Question

Write the first four terms of the geometric sequence if its first term is $$-81$$ and its sixth term is $$\frac{1}{3}$$

Answer

**step1** Understanding the Problem

The problem asks us to find the first four terms of a special type of sequence called a geometric sequence. We are given two pieces of information: the very first term, which is -81, and the sixth term, which is $$\frac{1}{3}$$. In a geometric sequence, each term is found by multiplying the previous term by a fixed number, called the common ratio or the multiplier. We need to find this common multiplier first, and then use it to find the second, third, and fourth terms.

**step2** Finding the Common Multiplier

In a geometric sequence, to get from one term to the next, we multiply by the same number. To get from the first term to the sixth term, we apply this multiplication five times.
Let's represent this:
First term: $$-81$$
Second term: First term $$\times$$ multiplier
Third term: Second term $$\times$$ multiplier
Fourth term: Third term $$\times$$ multiplier
Fifth term: Fourth term $$\times$$ multiplier
Sixth term: Fifth term $$\times$$ multiplier, which is $$\frac{1}{3}$$
This means that the first term $$-81$$ multiplied by the multiplier five times in a row equals $$\frac{1}{3}$$.
So, (multiplier $$\times$$ multiplier $$\times$$ multiplier $$\times$$ multiplier $$\times$$ multiplier) $$\times -81 = \frac{1}{3}$$.
To find what (multiplier $$\times$$ multiplier $$\times$$ multiplier $$\times$$ multiplier $$\times$$ multiplier) is, we divide $$\frac{1}{3}$$ by $$-81$$.
$$\frac{1}{3} \div -81 = \frac{1}{3} \times \frac{1}{-81} = \frac{1}{3 \times (-81)} = \frac{1}{-243} = -\frac{1}{243}$$.
Now we need to find a number that, when multiplied by itself five times, gives us $$-\frac{1}{243}$$.
Let's think about numbers that give 243 when multiplied by themselves five times. We know that $$3 \times 3 \times 3 \times 3 \times 3 = 9 \times 9 \times 3 = 81 \times 3 = 243$$.
Since our target number is negative ($$-\frac{1}{243}$$) and we are multiplying five times (an odd number of times), the multiplier itself must be a negative number.
Let's try $$-\frac{1}{3}$$.
$$(-\frac{1}{3}) \times (-\frac{1}{3}) \times (-\frac{1}{3}) \times (-\frac{1}{3}) \times (-\frac{1}{3})$$
$$= (\frac{1}{9}) \times (\frac{1}{9}) \times (-\frac{1}{3})$$
$$= (\frac{1}{81}) \times (-\frac{1}{3})$$
$$= -\frac{1}{243}$$
This matches! So, the common multiplier (or common ratio) is $$-\frac{1}{3}$$.
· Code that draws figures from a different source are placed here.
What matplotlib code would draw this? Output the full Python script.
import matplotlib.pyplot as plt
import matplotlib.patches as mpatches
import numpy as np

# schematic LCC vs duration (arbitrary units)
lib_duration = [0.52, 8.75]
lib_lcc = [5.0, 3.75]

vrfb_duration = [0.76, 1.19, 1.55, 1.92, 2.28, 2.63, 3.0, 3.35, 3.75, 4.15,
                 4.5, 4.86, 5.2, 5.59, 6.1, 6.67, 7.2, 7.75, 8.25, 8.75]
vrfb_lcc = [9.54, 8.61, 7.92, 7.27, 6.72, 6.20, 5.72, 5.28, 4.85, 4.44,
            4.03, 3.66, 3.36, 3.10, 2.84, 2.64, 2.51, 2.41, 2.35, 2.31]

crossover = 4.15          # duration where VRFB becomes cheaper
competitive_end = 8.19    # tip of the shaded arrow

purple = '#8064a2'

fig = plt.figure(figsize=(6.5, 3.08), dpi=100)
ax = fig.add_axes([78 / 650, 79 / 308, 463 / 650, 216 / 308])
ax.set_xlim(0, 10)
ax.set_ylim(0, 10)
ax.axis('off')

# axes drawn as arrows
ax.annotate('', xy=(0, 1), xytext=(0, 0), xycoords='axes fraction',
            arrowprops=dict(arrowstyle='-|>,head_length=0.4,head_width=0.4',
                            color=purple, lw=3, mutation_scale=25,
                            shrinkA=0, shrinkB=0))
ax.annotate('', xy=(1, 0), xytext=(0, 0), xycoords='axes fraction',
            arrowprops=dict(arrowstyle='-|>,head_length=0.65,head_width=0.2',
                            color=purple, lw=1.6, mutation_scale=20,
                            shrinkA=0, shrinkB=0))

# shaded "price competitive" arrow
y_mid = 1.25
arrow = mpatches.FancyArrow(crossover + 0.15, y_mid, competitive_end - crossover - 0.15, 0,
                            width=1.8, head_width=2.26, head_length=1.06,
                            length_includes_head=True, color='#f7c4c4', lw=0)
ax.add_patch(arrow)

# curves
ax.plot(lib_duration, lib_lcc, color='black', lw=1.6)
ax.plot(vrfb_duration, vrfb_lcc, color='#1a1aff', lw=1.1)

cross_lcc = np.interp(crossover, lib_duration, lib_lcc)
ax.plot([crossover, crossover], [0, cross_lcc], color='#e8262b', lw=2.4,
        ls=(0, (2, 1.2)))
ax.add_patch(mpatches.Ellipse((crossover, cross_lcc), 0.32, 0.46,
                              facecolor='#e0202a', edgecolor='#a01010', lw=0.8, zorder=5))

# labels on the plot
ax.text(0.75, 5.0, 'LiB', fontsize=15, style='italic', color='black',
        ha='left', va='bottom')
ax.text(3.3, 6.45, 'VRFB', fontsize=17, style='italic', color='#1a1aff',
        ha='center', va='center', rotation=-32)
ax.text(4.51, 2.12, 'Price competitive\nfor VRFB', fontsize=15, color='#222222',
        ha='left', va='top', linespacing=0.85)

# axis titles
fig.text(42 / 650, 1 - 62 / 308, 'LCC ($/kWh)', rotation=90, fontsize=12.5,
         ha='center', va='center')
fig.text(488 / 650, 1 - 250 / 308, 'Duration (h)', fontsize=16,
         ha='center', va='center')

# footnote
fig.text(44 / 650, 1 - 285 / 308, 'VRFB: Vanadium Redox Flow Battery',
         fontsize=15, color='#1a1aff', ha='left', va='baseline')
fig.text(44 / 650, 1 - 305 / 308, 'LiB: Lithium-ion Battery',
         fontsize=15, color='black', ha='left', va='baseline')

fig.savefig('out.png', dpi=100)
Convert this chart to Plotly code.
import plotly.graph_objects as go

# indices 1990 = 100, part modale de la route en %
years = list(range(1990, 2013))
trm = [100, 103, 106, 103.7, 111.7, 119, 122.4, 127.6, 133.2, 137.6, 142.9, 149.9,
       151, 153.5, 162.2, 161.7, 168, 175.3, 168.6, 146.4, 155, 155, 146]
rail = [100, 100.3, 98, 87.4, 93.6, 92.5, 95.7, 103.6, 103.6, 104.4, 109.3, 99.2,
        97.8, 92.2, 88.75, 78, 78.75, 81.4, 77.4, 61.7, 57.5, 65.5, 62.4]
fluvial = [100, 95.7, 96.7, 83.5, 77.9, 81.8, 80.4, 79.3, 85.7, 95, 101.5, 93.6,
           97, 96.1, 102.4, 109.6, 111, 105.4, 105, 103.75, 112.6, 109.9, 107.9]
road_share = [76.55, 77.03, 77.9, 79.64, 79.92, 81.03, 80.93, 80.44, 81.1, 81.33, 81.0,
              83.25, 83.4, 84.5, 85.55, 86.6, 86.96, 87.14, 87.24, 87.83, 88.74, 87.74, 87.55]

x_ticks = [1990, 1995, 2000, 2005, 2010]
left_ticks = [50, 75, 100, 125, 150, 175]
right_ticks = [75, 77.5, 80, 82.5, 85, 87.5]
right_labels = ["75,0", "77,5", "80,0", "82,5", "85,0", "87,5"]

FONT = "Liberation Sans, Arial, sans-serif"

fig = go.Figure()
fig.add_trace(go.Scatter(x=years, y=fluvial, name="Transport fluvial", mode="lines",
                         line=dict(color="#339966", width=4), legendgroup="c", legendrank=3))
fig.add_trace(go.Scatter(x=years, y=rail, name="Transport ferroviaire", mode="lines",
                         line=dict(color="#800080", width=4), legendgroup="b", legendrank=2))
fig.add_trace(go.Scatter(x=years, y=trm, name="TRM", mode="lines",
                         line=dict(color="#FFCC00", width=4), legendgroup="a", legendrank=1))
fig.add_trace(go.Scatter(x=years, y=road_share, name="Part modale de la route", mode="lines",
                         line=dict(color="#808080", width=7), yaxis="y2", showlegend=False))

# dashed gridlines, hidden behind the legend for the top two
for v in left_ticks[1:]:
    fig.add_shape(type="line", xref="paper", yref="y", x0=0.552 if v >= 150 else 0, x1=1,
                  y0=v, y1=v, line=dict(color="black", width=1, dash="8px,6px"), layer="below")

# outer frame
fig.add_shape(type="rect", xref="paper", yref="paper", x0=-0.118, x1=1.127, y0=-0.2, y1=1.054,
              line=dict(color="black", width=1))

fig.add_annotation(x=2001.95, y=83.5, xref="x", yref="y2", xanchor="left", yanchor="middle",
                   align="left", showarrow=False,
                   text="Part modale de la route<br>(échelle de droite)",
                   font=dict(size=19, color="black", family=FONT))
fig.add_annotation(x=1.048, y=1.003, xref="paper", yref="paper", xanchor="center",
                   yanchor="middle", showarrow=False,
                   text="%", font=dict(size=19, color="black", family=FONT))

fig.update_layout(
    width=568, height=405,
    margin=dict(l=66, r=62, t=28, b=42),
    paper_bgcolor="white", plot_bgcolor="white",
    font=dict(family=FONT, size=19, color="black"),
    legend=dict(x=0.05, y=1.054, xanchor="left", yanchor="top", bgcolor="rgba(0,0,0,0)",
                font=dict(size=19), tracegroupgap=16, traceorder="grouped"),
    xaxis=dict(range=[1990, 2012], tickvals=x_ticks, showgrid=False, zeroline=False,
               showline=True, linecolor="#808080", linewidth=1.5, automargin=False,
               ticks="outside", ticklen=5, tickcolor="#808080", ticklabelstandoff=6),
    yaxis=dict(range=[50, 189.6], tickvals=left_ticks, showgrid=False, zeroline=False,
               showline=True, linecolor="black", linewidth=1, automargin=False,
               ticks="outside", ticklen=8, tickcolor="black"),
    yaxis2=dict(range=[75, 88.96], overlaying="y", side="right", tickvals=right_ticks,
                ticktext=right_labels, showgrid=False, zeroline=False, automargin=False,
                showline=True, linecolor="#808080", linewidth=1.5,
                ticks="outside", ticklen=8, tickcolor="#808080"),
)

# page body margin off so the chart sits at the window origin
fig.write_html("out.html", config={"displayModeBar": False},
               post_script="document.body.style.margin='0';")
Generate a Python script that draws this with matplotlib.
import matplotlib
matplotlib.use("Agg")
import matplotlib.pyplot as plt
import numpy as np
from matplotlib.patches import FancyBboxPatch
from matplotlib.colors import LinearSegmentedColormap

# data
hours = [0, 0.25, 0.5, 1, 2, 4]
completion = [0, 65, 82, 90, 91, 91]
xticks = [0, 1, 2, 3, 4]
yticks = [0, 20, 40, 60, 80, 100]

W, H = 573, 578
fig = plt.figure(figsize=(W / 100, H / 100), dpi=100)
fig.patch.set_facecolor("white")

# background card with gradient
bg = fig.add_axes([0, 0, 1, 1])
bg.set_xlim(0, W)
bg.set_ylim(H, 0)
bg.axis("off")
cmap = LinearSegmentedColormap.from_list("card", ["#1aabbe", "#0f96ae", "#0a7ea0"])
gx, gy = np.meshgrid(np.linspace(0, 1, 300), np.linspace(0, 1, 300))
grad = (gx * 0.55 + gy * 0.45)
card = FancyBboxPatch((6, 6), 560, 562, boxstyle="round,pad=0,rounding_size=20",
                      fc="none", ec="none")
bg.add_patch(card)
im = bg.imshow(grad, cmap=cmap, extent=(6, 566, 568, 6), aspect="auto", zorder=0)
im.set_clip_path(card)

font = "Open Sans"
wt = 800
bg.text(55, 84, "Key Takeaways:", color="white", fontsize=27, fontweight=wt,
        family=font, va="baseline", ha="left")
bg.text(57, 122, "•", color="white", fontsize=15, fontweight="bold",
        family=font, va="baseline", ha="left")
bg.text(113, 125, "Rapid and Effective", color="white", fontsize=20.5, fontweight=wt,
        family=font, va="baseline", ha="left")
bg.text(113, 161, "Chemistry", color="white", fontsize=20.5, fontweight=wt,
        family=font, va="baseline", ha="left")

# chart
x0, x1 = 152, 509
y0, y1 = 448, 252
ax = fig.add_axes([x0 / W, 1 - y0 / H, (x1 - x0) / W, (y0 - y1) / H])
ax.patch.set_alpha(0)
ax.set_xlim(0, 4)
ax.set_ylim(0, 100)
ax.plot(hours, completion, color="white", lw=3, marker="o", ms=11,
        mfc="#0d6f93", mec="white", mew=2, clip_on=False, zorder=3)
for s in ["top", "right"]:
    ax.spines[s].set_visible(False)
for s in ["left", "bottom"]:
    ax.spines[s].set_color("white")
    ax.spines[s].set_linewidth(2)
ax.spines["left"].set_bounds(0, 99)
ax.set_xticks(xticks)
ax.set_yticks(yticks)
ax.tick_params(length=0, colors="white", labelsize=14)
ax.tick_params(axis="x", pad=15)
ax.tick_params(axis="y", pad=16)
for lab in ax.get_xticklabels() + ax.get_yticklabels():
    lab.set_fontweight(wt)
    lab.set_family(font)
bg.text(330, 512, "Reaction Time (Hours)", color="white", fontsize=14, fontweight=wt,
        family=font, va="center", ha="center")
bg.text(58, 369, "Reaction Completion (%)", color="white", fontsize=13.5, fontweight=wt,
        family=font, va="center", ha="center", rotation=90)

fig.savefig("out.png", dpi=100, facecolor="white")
**step3** Identifying the First Term

The first term is given directly in the problem.
First term: $$-81$$

**step4** Calculating the Second Term

To find the second term, we multiply the first term by the common multiplier.
Second term = First term $$\times$$ Common multiplier
Second term = $$-81 \times (-\frac{1}{3})$$
When we multiply a negative number by a negative number, the result is positive.
To multiply $$81$$ by $$\frac{1}{3}$$, we can think of it as dividing $$81$$ by $$3$$.
$$81 \div 3 = 27$$.
So, the second term is $$27$$.

**step5** Calculating the Third Term

To find the third term, we multiply the second term by the common multiplier.
Third term = Second term $$\times$$ Common multiplier
Third term = $$27 \times (-\frac{1}{3})$$
When we multiply a positive number by a negative number, the result is negative.
To multiply $$27$$ by $$\frac{1}{3}$$, we can think of it as dividing $$27$$ by $$3$$.
$$27 \div 3 = 9$$.
So, the third term is $$-9$$.

**step6** Calculating the Fourth Term

To find the fourth term, we multiply the third term by the common multiplier.
Fourth term = Third term $$\times$$ Common multiplier
Fourth term = $$-9 \times (-\frac{1}{3})$$
When we multiply a negative number by a negative number, the result is positive.
To multiply $$9$$ by $$\frac{1}{3}$$, we can think of it as dividing $$9$$ by $$3$$.
$$9 \div 3 = 3$$.
So, the fourth term is $$3$$.

**step7** Listing the First Four Terms

The first four terms of the geometric sequence are:
First term: $$-81$$
Second term: $$27$$
Third term: $$-9$$
Fourth term: $$3$$
Therefore, the first four terms of the sequence are $$-81, 27, -9, 3$$.